Further the present provision was introduced as per the 14th 27th and 44th reports of the law commission In 27th report, the law commission of India suggested in Appendix I the proposal to introduce a draft amendment to O. 21, Rule 58 which is enacted without any modification Reason full enquiry into title will be held and suit will be barred under the changed scheme. They also observed at page 198 that since orders under O. 21 R. 58 C.P.C will now be appealable as decrees the appeal shall attract full Court fee and for the purpose of Court fee these orders should be treated as orders under S. 47 Thus the intention of the legislature and adopting the change suggest by the law commission verbtaim would clearly indicate that the provision of Or. 21, R. 58 c.P.C must be an exhaustive remedy as a suit and the orders passed thereon must be treated as decrees without restricting any rights of appeal.

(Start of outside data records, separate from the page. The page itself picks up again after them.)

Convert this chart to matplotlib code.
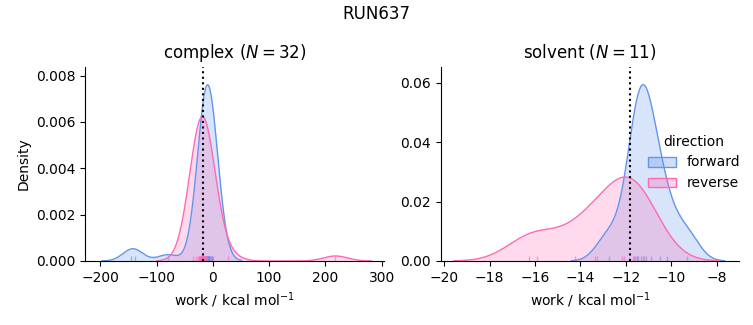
import numpy as np
import matplotlib
matplotlib.use("Agg")
import matplotlib.pyplot as plt
from matplotlib.patches import Patch

suptitle = "RUN637"
phases = ["complex", "solvent"]
directions = ["forward", "reverse"]
colors = {"forward": "#6495ED", "reverse": "#FF69B4"}

complex_forward = [-145, -139, -80, -18, -15, -14, -13, -13, -12, -12, -11, -11, -11, -10,
                   -10, -10, -10, -9, -9, -9, -9, -8, -8, -8, -7, -7, -6, -6, -5, -4, -2, -1]
complex_reverse = [-35, -30, -27, -25, -24, -23, -22, -22, -21, -21, -20, -20, -20, -19, -19,
                   -19, -18, -18, -18, -17, -17, -16, -16, -15, -14, -13, -12, -10, -5, 0, 27, 218]
solvent_forward = [-12.75, -11.6, -11.5, -11.45, -11.35, -11.25, -11.1, -10.9, -10.5, -10.2, -9.3]
solvent_reverse = [-16.27, -15.90, -14.22, -13.34, -13.27, -12.17, -12.09, -11.68, -11.63, -11.5, -11.2]
free_energy = {"complex": -17.0, "solvent": -11.8}

data = {
    "complex": {"forward": complex_forward, "reverse": complex_reverse},
    "solvent": {"forward": solvent_forward, "reverse": solvent_reverse},
}

total_n = sum(len(v) for p in data.values() for v in p.values())


def kde(samples, gridsize=200, cut=3):
    s = np.asarray(samples, float)
    n = len(s)
    bw = n ** (-1 / 5) * s.std(ddof=1)
    grid = np.linspace(s.min() - cut * bw, s.max() + cut * bw, gridsize)
    dens = np.exp(-0.5 * ((grid[:, None] - s[None, :]) / bw) ** 2).sum(1) / (n * bw * np.sqrt(2 * np.pi))
    return grid, dens * n / total_n


fig, axes = plt.subplots(1, 2, figsize=(7.53, 3.25), dpi=100)
fig.subplots_adjust(left=0.113, right=0.982, bottom=0.197, top=0.795, wspace=0.19)

for ax, phase in zip(axes, phases):
    for d in directions:
        s = data[phase][d]
        g, y = kde(s)
        ax.fill_between(g, y, color=colors[d], alpha=0.25, lw=0)
        ax.plot(g, y, color=colors[d], lw=1)
        ax.vlines(s, 0, 0.025, transform=ax.get_xaxis_transform(), color=colors[d], lw=1, alpha=0.6)
    top = ax.get_ylim()[1]
    ax.set_ylim(0, top * 1.05)
    ax.axvline(free_energy[phase], color="black", ls=":", lw=1.5)
    ax.set_title(f"{phase} ($N = {len(data[phase]['forward'])}$)", fontsize=12)
    ax.set_xlabel("work / kcal mol$^{-1}$")
    ax.spines["top"].set_visible(False)
    ax.spines["right"].set_visible(False)

axes[0].set_ylabel("Density")
axes[0].set_xlim(-227, 304)
axes[0].set_xticks([-200, -100, 0, 100, 200, 300])
axes[1].set_xlim(-20.15, -7.0)

handles = []
for d in directions:
    h = Patch(facecolor=matplotlib.colors.to_rgba(colors[d], 0.3), edgecolor=colors[d], label=d)
    handles.append(h)
fig.legend(handles=handles, title="direction", loc="center right", bbox_to_anchor=(1.0, 0.5),
           frameon=False, fontsize=10, title_fontsize=10)
fig.suptitle(suptitle, fontsize=12, y=0.985)
fig.savefig("out.png", dpi=100)
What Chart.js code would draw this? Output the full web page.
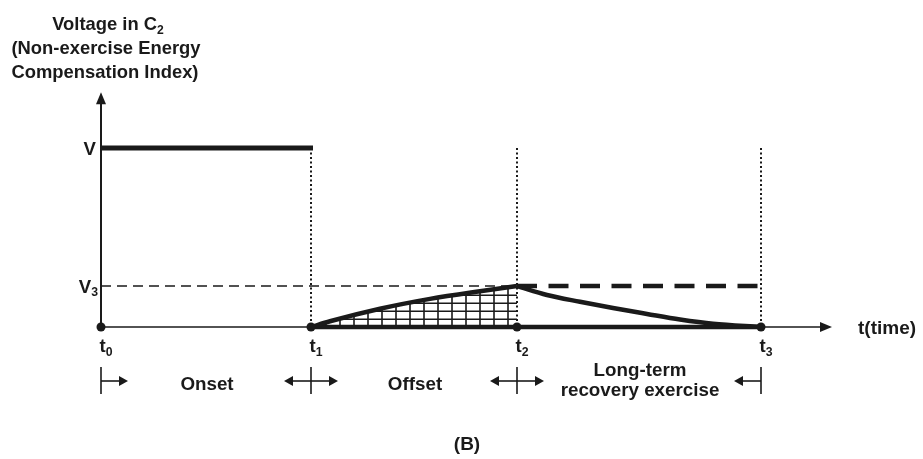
<!DOCTYPE html>
<html><head><meta charset="utf-8">
<script src="https://cdn.jsdelivr.net/npm/chart.js@4.4.1/dist/chart.umd.min.js"></script>
<style>html,body{margin:0;padding:0;background:#fff;overflow:hidden}#wrap{width:923px;height:459px;position:relative}</style>
</head><body><div id="wrap"><canvas id="c"></canvas></div>
<script>
// ---- data ----
const timeMarks = [0, 2.10, 4.16, 6.60];
const timeBase = ['t', 't', 't', 't'];
const timeSubs = ['0', '1', '2', '3'];
const levelV = 1.0;
const levelV3 = 0.229;
const riseX = [2.10, 2.29, 2.79, 3.29, 3.79, 4.16];
const riseY = [0, 0.032, 0.102, 0.157, 0.200, 0.229];
const decayX = [4.16, 4.46, 4.79, 5.12, 5.46, 5.79, 6.12, 6.60];
const decayY = [0.229, 0.179, 0.141, 0.106, 0.073, 0.042, 0.018, 0];
const phaseLabels = [['Onset'], ['Offset'], ['Long-term', 'recovery exercise']];
const yTitleLines = ['Voltage in C', '(Non-exercise Energy', 'Compensation Index)'];
const yTitleSub = '2';
const xTitle = 't(time)';
const panelLabel = '(B)';
const xMax = 7.31, yMax = 1.32;

const INK = '#1a1a1a';
const FONT = '"Liberation Sans", Arial, sans-serif';

function pts(xs, ys) { return xs.map((x, i) => ({ x: x, y: ys[i] })); }

// hatch pattern
const pc = document.createElement('canvas');
pc.width = 14; pc.height = 8;
const pctx = pc.getContext('2d');
pctx.fillStyle = INK;
pctx.fillRect(3.2, 0, 1.6, 8);
pctx.fillRect(0, 6.5, 14, 1.5);
const hatch = document.getElementById('c').getContext('2d').createPattern(pc, 'repeat');

function line(data, w, extra) {
  return Object.assign({ data: data, showLine: true, borderColor: INK, backgroundColor: INK,
    borderWidth: w, pointRadius: 0, fill: false, clip: false }, extra || {});
}

const datasets = [
  { data: timeMarks.map(t => ({ x: t, y: 0 })), showLine: false, pointRadius: 4.5,
    pointBackgroundColor: INK, pointBorderWidth: 0, clip: false },
  line([{ x: timeMarks[0], y: levelV }, { x: timeMarks[1] + 0.02, y: levelV }], 5),
  line(pts(riseX, riseY), 4.5, { fill: 'origin', backgroundColor: hatch, cubicInterpolationMode: 'monotone' }),
  line(pts(decayX, decayY), 4.5, { cubicInterpolationMode: 'monotone' }),
  line([{ x: timeMarks[1], y: 0 }, { x: timeMarks[3], y: 0 }], 4.5),
  line([{ x: timeMarks[2], y: levelV3 }, { x: timeMarks[3], y: levelV3 }], 4.5, { borderDash: [20, 11.5] }),
  line([{ x: timeMarks[0], y: levelV3 }, { x: timeMarks[2], y: levelV3 }], 1.5, { borderDash: [10, 6] }),
  line([{ x: timeMarks[1], y: levelV }, { x: timeMarks[1], y: 0 }], 2, { borderDash: [2, 2.5] }),
  line([{ x: timeMarks[2], y: levelV }, { x: timeMarks[2], y: 0 }], 2, { borderDash: [2, 2.5] }),
  line([{ x: timeMarks[3], y: levelV }, { x: timeMarks[3], y: 0 }], 2, { borderDash: [2, 2.5] })
];

function font(size) { return 'bold ' + size + 'px ' + FONT; }
function subText(ctx, base, sub, x, y, size, align) {
  const ss = size * 0.66;
  ctx.font = font(size); const wb = ctx.measureText(base).width;
  ctx.font = font(ss); const ws = ctx.measureText(sub).width;
  const w = wb + ws;
  let x0 = align === 'center' ? x - w / 2 : (align === 'right' ? x - w : x);
  ctx.textAlign = 'left';
  ctx.font = font(size); ctx.fillText(base, x0, y);
  ctx.font = font(ss); ctx.fillText(sub, x0 + wb, y + size * 0.2);
}
function tri(ctx, ax, ay, bx, by, cx, cy) {
  ctx.beginPath(); ctx.moveTo(ax, ay); ctx.lineTo(bx, by); ctx.lineTo(cx, cy); ctx.closePath(); ctx.fill();
}

const decor = {
  id: 'decor',
  beforeDatasetsDraw(chart) {
    const ctx = chart.ctx, xs = chart.scales.x, ys = chart.scales.y;
    const x0 = xs.getPixelForValue(0), y0 = ys.getPixelForValue(0);
    const xEnd = xs.getPixelForValue(xMax), yTop = ys.getPixelForValue(1.312);
    ctx.save();
    ctx.strokeStyle = INK; ctx.fillStyle = INK; ctx.lineWidth = 2;
    ctx.beginPath(); ctx.moveTo(x0, y0); ctx.lineTo(x0, yTop + 10); ctx.stroke();
    tri(ctx, x0, yTop, x0 - 5, yTop + 12, x0 + 5, yTop + 12);
    ctx.lineWidth = 1.6;
    ctx.beginPath(); ctx.moveTo(x0, y0); ctx.lineTo(xEnd - 10, y0); ctx.stroke();
    tri(ctx, xEnd, y0, xEnd - 12, y0 - 5, xEnd - 12, y0 + 5);
    ctx.restore();
  },
  afterDraw(chart) {
    const ctx = chart.ctx, xs = chart.scales.x, ys = chart.scales.y;
    ctx.save();
    ctx.fillStyle = INK; ctx.strokeStyle = INK; ctx.textBaseline = 'alphabetic';
    // y title
    subText(ctx, yTitleLines[0], yTitleSub, 108, 30, 18.4, 'center');
    ctx.font = font(18.4); ctx.textAlign = 'center';
    ctx.fillText(yTitleLines[1], 106, 54);
    ctx.fillText(yTitleLines[2], 105, 78);
    // level labels
    ctx.font = font(18.6); ctx.textAlign = 'right';
    ctx.fillText('V', 96, ys.getPixelForValue(levelV) + 6.5);
    subText(ctx, 'V', '3', 98, ys.getPixelForValue(levelV3) + 6.5, 18.6, 'right');
    // x title
    ctx.font = font(19); ctx.textAlign = 'left';
    ctx.fillText(xTitle, 858, 334);
    // time labels
    timeMarks.forEach((t, i) => {
      subText(ctx, timeBase[i], timeSubs[i], xs.getPixelForValue(t) + 5, 352, 18.6, 'center');
    });
    // phase arrows
    const ay = 381, L = 27, hl = 9, hw = 5;
    ctx.lineWidth = 1.6;
    timeMarks.forEach((t, i) => {
      const px = xs.getPixelForValue(t);
      ctx.beginPath(); ctx.moveTo(px, ay - 14); ctx.lineTo(px, ay + 13); ctx.stroke();
      if (i < timeMarks.length - 1) {
        ctx.beginPath(); ctx.moveTo(px, ay); ctx.lineTo(px + L - hl, ay); ctx.stroke();
        tri(ctx, px + L, ay, px + L - hl, ay - hw, px + L - hl, ay + hw);
      }
      if (i > 0) {
        ctx.beginPath(); ctx.moveTo(px, ay); ctx.lineTo(px - L + hl, ay); ctx.stroke();
        tri(ctx, px - L, ay, px - L + hl, ay - hw, px - L + hl, ay + hw);
      }
    });
    // phase labels
    ctx.font = font(18.8); ctx.textAlign = 'center';
    phaseLabels.forEach((lines, i) => {
      const cx = (xs.getPixelForValue(timeMarks[i]) + xs.getPixelForValue(timeMarks[i + 1])) / 2 + 1;
      if (lines.length === 1) ctx.fillText(lines[0], cx, 390);
      else { ctx.fillText(lines[0], cx, 376); ctx.fillText(lines[1], cx, 396); }
    });
    // panel label
    ctx.font = font(19); ctx.textAlign = 'center';
    ctx.fillText(panelLabel, 467, 450);
    ctx.restore();
  }
};

new Chart(document.getElementById('c'), {
  type: 'scatter',
  data: { datasets: datasets },
  options: {
    responsive: true, maintainAspectRatio: false, animation: false, devicePixelRatio: 1,
    layout: { padding: { left: 101, right: 91, top: 327 - yMax * 179, bottom: 132 } },
    plugins: { legend: { display: false }, tooltip: { enabled: false }, title: { display: false } },
    scales: {
      x: { type: 'linear', display: false, min: 0, max: xMax },
      y: { type: 'linear', display: false, min: 0, max: yMax }
    }
  },
  plugins: [decor]
});
</script></body></html>
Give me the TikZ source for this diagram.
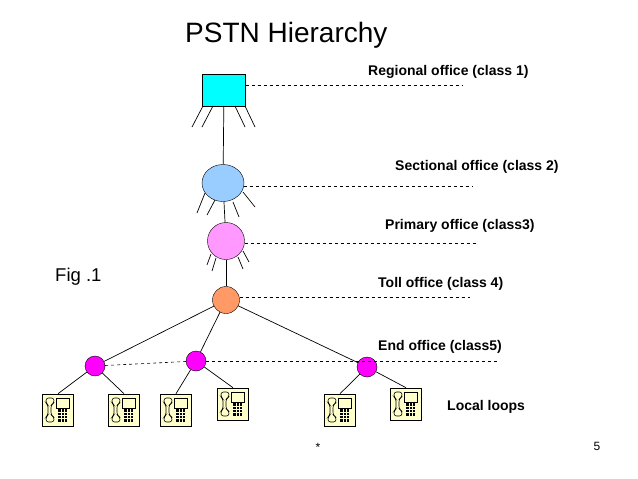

We are clearly of the opinion that in the absence embodied in or. 21., rule 58, C.P.C the party of the proceedings under or. 21 rule 58 C.P.C is claearly entitled to the further appeal under the code viz., the second appeal.

12. The matter having arisen in excution the appellant has to file a civil Miscellaneous second appeal as it obtained before the amendment to S. (2) c.P.C Accordingly we hold that the Civil Revision petition is not maintainable as this Court cannot entertain the revision petition in view of the prohibition contained in s. 115 (2) of the civil procedure code, when an appeal lies to this Court. The remedy of the revision petitioner is to file an appeal. We accordingly permits him to convert the revision petition into civil Miscellaneous second Appeal and direct the appeal to be heard by a single judge in usual course. Two weeks time is granted to the petitioner to convert the civil revision petition into civil Miscellaneous second Appel No costs of reference.